··· Exercise input ···

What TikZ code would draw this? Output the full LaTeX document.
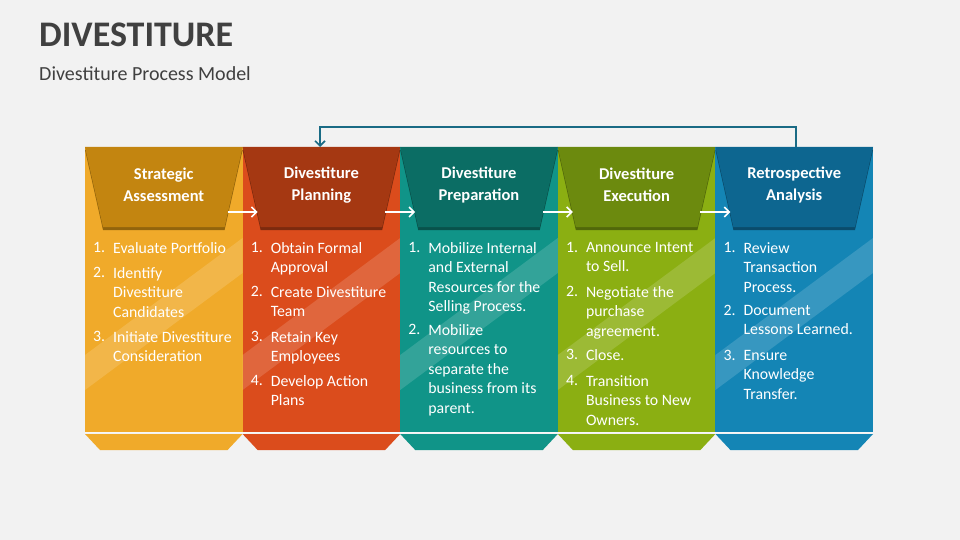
\documentclass[tikz,border=0pt]{standalone}
\usepackage{fontspec}
\setmainfont{Carlito}
\begin{document}
\begin{tikzpicture}[x=1pt,y=-1pt,
  itm/.style={anchor=north west,inner sep=0pt,text=white,font=\fontsize{15.8}{19.5}\selectfont,align=left},
  hdr/.style={text=white,font=\bfseries\fontsize{16.5}{21.5}\selectfont,align=center},
  flow/.style={white,line width=1.6pt,-{Straight Barb[length=5pt,width=10pt]}}]
\usetikzlibrary{arrows.meta}
\fill[fill={rgb,255:red,242;green,242;blue,242}] (0,0) rectangle (960,540);
\node[anchor=west,inner sep=0pt,font=\bfseries\fontsize{36}{40}\selectfont,text={rgb,255:red,64;green,64;blue,64}] (title) at (39,35) {DIVESTITURE};
\node[anchor=west,inner sep=0pt,font=\fontsize{20}{24}\selectfont,text={rgb,255:red,64;green,64;blue,64}] (sub) at (39,74) {Divestiture Process Model};
\definecolor{b1}{RGB}{240,170,42}\definecolor{h1}{RGB}{195,133,16}
\definecolor{b2}{RGB}{219,76,28}\definecolor{h2}{RGB}{165,56,18}
\definecolor{b3}{RGB}{16,148,136}\definecolor{h3}{RGB}{11,109,100}
\definecolor{b4}{RGB}{139,175,18}\definecolor{h4}{RGB}{108,138,14}
\definecolor{b5}{RGB}{20,133,181}\definecolor{h5}{RGB}{13,102,144}
\foreach \i/\t in {1/{Strategic\\Assessment},2/{Divestiture\\Planning},3/{Divestiture\\Preparation},4/{Divestiture\\Execution},5/{Retrospective\\Analysis}}{
  \pgfmathsetmacro{\xa}{85+157.6*(\i-1)}
  \pgfmathsetmacro{\xb}{\xa+157.6}
  \fill[b\i] (\xa,147) rectangle (\xb,432);
  \begin{scope}
    \clip (\xa,147) rectangle (\xb,432);
    \fill[white,opacity=0.15] (\xa,355) -- (\xa,390) -- (\xb,273) -- (\xb,238) -- cycle;
  \end{scope}
  \fill[b\i] (\xa,434) -- (\xb,434) -- (\xb-15,450) -- (\xa+15,450) -- cycle;
  \draw[white,opacity=0.4,line width=1.2pt] (\xa,432.5) -- (\xb,432.5);
  \fill[h\i!75!black] (\xa,150) -- (\xb,150) -- (\xb-18,230) -- (\xa+18,230) -- cycle;
  \fill[h\i] (\xa,147) -- (\xb,147) -- (\xb-18,227) -- (\xa+18,227) -- cycle;
  \node[hdr] (h\i) at ({(\xa+\xb)/2},185) {\t};
}
\foreach \i in {1,...,4}{
  \pgfmathsetmacro{\xa}{85+157.6*\i}
  \coordinate (s\i) at (\xa-15,212);
  \coordinate (e\i) at (\xa+15,212);
  \draw[flow] (s\i) -- (e\i);
}
\coordinate (fa) at (796,147);
\coordinate (fb) at (320,147);
\draw[line width=1.6pt,draw={rgb,255:red,26;green,107;blue,133},-{Straight Barb[length=5pt,width=10pt]}] (fa) -- (796,127) -- (320,127) -- (fb);
% lists
\newcommand{\li}[4]{\node[itm] at ({85+157.6*(#1-1)+8},#2) {#3.};\node[itm] at ({85+157.6*(#1-1)+28},#2) {#4};}
\li{1}{242}{1}{Evaluate Portfolio}
\li{1}{267}{2}{Identify\\Divestiture\\Candidates}
\li{1}{331}{3}{Initiate Divestiture\\Consideration}
\li{2}{242}{1}{Obtain Formal\\Approval}
\li{2}{286}{2}{Create Divestiture\\Team}
\li{2}{331}{3}{Retain Key\\Employees}
\li{2}{375}{4}{Develop Action\\Plans}
\li{3}{242}{1}{Mobilize Internal\\and External\\Resources for the\\Selling Process.}
\li{3}{324}{2}{Mobilize\\resources to\\separate the\\business from its\\parent.}
\li{4}{242}{1}{Announce Intent\\to Sell.}
\li{4}{286}{2}{Negotiate the\\purchase\\agreement.}
\li{4}{349}{3}{Close.}
\li{4}{375}{4}{Transition\\Business to New\\Owners.}
\li{5}{242}{1}{Review\\Transaction\\Process.}
\li{5}{305}{2}{Document\\Lessons Learned.}
\li{5}{350}{3}{Ensure\\Knowledge\\Transfer.}
\end{tikzpicture}
\end{document}
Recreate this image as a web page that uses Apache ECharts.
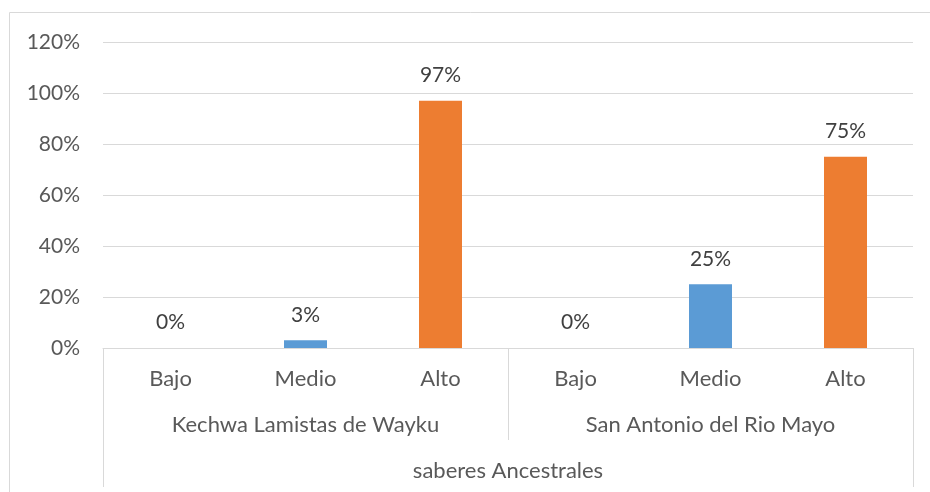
<!DOCTYPE html>
<html>
<head>
<meta charset="utf-8">
<script src="https://cdn.jsdelivr.net/npm/echarts@6/dist/echarts.min.js"></script>
<style>html,body{margin:0;padding:0;background:#fff}#c{width:930px;height:492px}</style>
</head>
<body>
<div id="c"></div>
<script>
const levels = ["Bajo", "Medio", "Alto", "Bajo", "Medio", "Alto"];
const groups = ["Kechwa Lamistas de Wayku", "San Antonio del Rio Mayo"];
const axisTitle = ["saberes Ancestrales"];
const values = [0, 3, 97, 0, 25, 75];
const yTicks = [0, 20, 40, 60, 80, 100, 120];

const levelColors = {Bajo: "#5B9BD5", Medio: "#5B9BD5", Alto: "#ED7D31"};
const FONT = "Lato, 'Open Sans', sans-serif";
const grey = "#d9d9d9";
const txt = "#595959";

const chart = echarts.init(document.getElementById('c'));
chart.setOption({
  animation: false,
  grid: {left: 103, right: 17, top: 42, bottom: 144},
  graphic: [{
    type: 'rect', shape: {x: 9.5, y: 12.5, width: 940, height: 500},
    style: {fill: 'none', stroke: grey, lineWidth: 1}, silent: true
  }],
  xAxis: [
    {
      type: 'category', data: levels, position: 'bottom',
      axisLine: {show: true, lineStyle: {color: grey}},
      axisTick: {show: false},
      axisLabel: {color: txt, fontSize: 22, fontFamily: FONT, margin: 20, interval: 0}
    },
    {
      type: 'category', data: groups, position: 'bottom',
      axisLine: {show: false},
      axisTick: {show: true, length: 92, lineStyle: {color: grey}},
      axisLabel: {color: txt, fontSize: 22, fontFamily: FONT, margin: 66, interval: 0}
    },
    {
      type: 'category', data: axisTitle, position: 'bottom',
      axisLine: {show: false},
      axisTick: {show: true, length: 139, lineStyle: {color: grey}},
      axisLabel: {color: txt, fontSize: 22, fontFamily: FONT, margin: 112, interval: 0}
    }
  ],
  yAxis: {
    type: 'value', min: yTicks[0], max: yTicks[yTicks.length - 1], interval: yTicks[1] - yTicks[0],
    axisLine: {show: false}, axisTick: {show: false},
    splitLine: {lineStyle: {color: grey}},
    axisLabel: {color: txt, fontSize: 21, fontFamily: FONT, margin: 23, formatter: v => v + '%'}
  },
  series: [{
    type: 'bar', xAxisIndex: 0, barWidth: 43,
    data: values.map((v, i) => ({value: v, itemStyle: {color: levelColors[levels[i]]}})),
    label: {show: true, position: 'top', distance: 15, color: '#404040', fontSize: 21, fontFamily: FONT, formatter: p => p.value + '%'}
  }]
});
</script>
</body>
</html>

···

--- Exercise aim ---
Return the material exactly as given, apart from the pictures.

--- Exercise result ---
What TikZ code would draw this? Output the full LaTeX document.
\documentclass[tikz,border=0pt]{standalone}
\usepackage{fontspec}
\setmainfont{Carlito}
\begin{document}
\begin{tikzpicture}[x=1pt,y=-1pt,
  itm/.style={anchor=north west,inner sep=0pt,text=white,font=\fontsize{15.8}{19.5}\selectfont,align=left},
  hdr/.style={text=white,font=\bfseries\fontsize{16.5}{21.5}\selectfont,align=center},
  flow/.style={white,line width=1.6pt,-{Straight Barb[length=5pt,width=10pt]}}]
\usetikzlibrary{arrows.meta}
\fill[fill={rgb,255:red,242;green,242;blue,242}] (0,0) rectangle (960,540);
\node[anchor=west,inner sep=0pt,font=\bfseries\fontsize{36}{40}\selectfont,text={rgb,255:red,64;green,64;blue,64}] (title) at (39,35) {DIVESTITURE};
\node[anchor=west,inner sep=0pt,font=\fontsize{20}{24}\selectfont,text={rgb,255:red,64;green,64;blue,64}] (sub) at (39,74) {Divestiture Process Model};
\definecolor{b1}{RGB}{240,170,42}\definecolor{h1}{RGB}{195,133,16}
\definecolor{b2}{RGB}{219,76,28}\definecolor{h2}{RGB}{165,56,18}
\definecolor{b3}{RGB}{16,148,136}\definecolor{h3}{RGB}{11,109,100}
\definecolor{b4}{RGB}{139,175,18}\definecolor{h4}{RGB}{108,138,14}
\definecolor{b5}{RGB}{20,133,181}\definecolor{h5}{RGB}{13,102,144}
\foreach \i/\t in {1/{Strategic\\Assessment},2/{Divestiture\\Planning},3/{Divestiture\\Preparation},4/{Divestiture\\Execution},5/{Retrospective\\Analysis}}{
  \pgfmathsetmacro{\xa}{85+157.6*(\i-1)}
  \pgfmathsetmacro{\xb}{\xa+157.6}
  \fill[b\i] (\xa,147) rectangle (\xb,432);
  \begin{scope}
    \clip (\xa,147) rectangle (\xb,432);
    \fill[white,opacity=0.15] (\xa,355) -- (\xa,390) -- (\xb,273) -- (\xb,238) -- cycle;
  \end{scope}
  \fill[b\i] (\xa,434) -- (\xb,434) -- (\xb-15,450) -- (\xa+15,450) -- cycle;
  \draw[white,opacity=0.4,line width=1.2pt] (\xa,432.5) -- (\xb,432.5);
  \fill[h\i!75!black] (\xa,150) -- (\xb,150) -- (\xb-18,230) -- (\xa+18,230) -- cycle;
  \fill[h\i] (\xa,147) -- (\xb,147) -- (\xb-18,227) -- (\xa+18,227) -- cycle;
  \node[hdr] (h\i) at ({(\xa+\xb)/2},185) {\t};
}
\foreach \i in {1,...,4}{
  \pgfmathsetmacro{\xa}{85+157.6*\i}
  \coordinate (s\i) at (\xa-15,212);
  \coordinate (e\i) at (\xa+15,212);
  \draw[flow] (s\i) -- (e\i);
}
\coordinate (fa) at (796,147);
\coordinate (fb) at (320,147);
\draw[line width=1.6pt,draw={rgb,255:red,26;green,107;blue,133},-{Straight Barb[length=5pt,width=10pt]}] (fa) -- (796,127) -- (320,127) -- (fb);
% lists
\newcommand{\li}[4]{\node[itm] at ({85+157.6*(#1-1)+8},#2) {#3.};\node[itm] at ({85+157.6*(#1-1)+28},#2) {#4};}
\li{1}{242}{1}{Evaluate Portfolio}
\li{1}{267}{2}{Identify\\Divestiture\\Candidates}
\li{1}{331}{3}{Initiate Divestiture\\Consideration}
\li{2}{242}{1}{Obtain Formal\\Approval}
\li{2}{286}{2}{Create Divestiture\\Team}
\li{2}{331}{3}{Retain Key\\Employees}
\li{2}{375}{4}{Develop Action\\Plans}
\li{3}{242}{1}{Mobilize Internal\\and External\\Resources for the\\Selling Process.}
\li{3}{324}{2}{Mobilize\\resources to\\separate the\\business from its\\parent.}
\li{4}{242}{1}{Announce Intent\\to Sell.}
\li{4}{286}{2}{Negotiate the\\purchase\\agreement.}
\li{4}{349}{3}{Close.}
\li{4}{375}{4}{Transition\\Business to New\\Owners.}
\li{5}{242}{1}{Review\\Transaction\\Process.}
\li{5}{305}{2}{Document\\Lessons Learned.}
\li{5}{350}{3}{Ensure\\Knowledge\\Transfer.}
\end{tikzpicture}
\end{document}
Recreate this image as a web page that uses Apache ECharts.
<!DOCTYPE html>
<html>
<head>
<meta charset="utf-8">
<script src="https://cdn.jsdelivr.net/npm/echarts@6/dist/echarts.min.js"></script>
<style>html,body{margin:0;padding:0;background:#fff}#c{width:930px;height:492px}</style>
</head>
<body>
<div id="c"></div>
<script>
const levels = ["Bajo", "Medio", "Alto", "Bajo", "Medio", "Alto"];
const groups = ["Kechwa Lamistas de Wayku", "San Antonio del Rio Mayo"];
const axisTitle = ["saberes Ancestrales"];
const values = [0, 3, 97, 0, 25, 75];
const yTicks = [0, 20, 40, 60, 80, 100, 120];

const levelColors = {Bajo: "#5B9BD5", Medio: "#5B9BD5", Alto: "#ED7D31"};
const FONT = "Lato, 'Open Sans', sans-serif";
const grey = "#d9d9d9";
const txt = "#595959";

const chart = echarts.init(document.getElementById('c'));
chart.setOption({
  animation: false,
  grid: {left: 103, right: 17, top: 42, bottom: 144},
  graphic: [{
    type: 'rect', shape: {x: 9.5, y: 12.5, width: 940, height: 500},
    style: {fill: 'none', stroke: grey, lineWidth: 1}, silent: true
  }],
  xAxis: [
    {
      type: 'category', data: levels, position: 'bottom',
      axisLine: {show: true, lineStyle: {color: grey}},
      axisTick: {show: false},
      axisLabel: {color: txt, fontSize: 22, fontFamily: FONT, margin: 20, interval: 0}
    },
    {
      type: 'category', data: groups, position: 'bottom',
      axisLine: {show: false},
      axisTick: {show: true, length: 92, lineStyle: {color: grey}},
      axisLabel: {color: txt, fontSize: 22, fontFamily: FONT, margin: 66, interval: 0}
    },
    {
      type: 'category', data: axisTitle, position: 'bottom',
      axisLine: {show: false},
      axisTick: {show: true, length: 139, lineStyle: {color: grey}},
      axisLabel: {color: txt, fontSize: 22, fontFamily: FONT, margin: 112, interval: 0}
    }
  ],
  yAxis: {
    type: 'value', min: yTicks[0], max: yTicks[yTicks.length - 1], interval: yTicks[1] - yTicks[0],
    axisLine: {show: false}, axisTick: {show: false},
    splitLine: {lineStyle: {color: grey}},
    axisLabel: {color: txt, fontSize: 21, fontFamily: FONT, margin: 23, formatter: v => v + '%'}
  },
  series: [{
    type: 'bar', xAxisIndex: 0, barWidth: 43,
    data: values.map((v, i) => ({value: v, itemStyle: {color: levelColors[levels[i]]}})),
    label: {show: true, position: 'top', distance: 15, color: '#404040', fontSize: 21, fontFamily: FONT, formatter: p => p.value + '%'}
  }]
});
</script>
</body>
</html>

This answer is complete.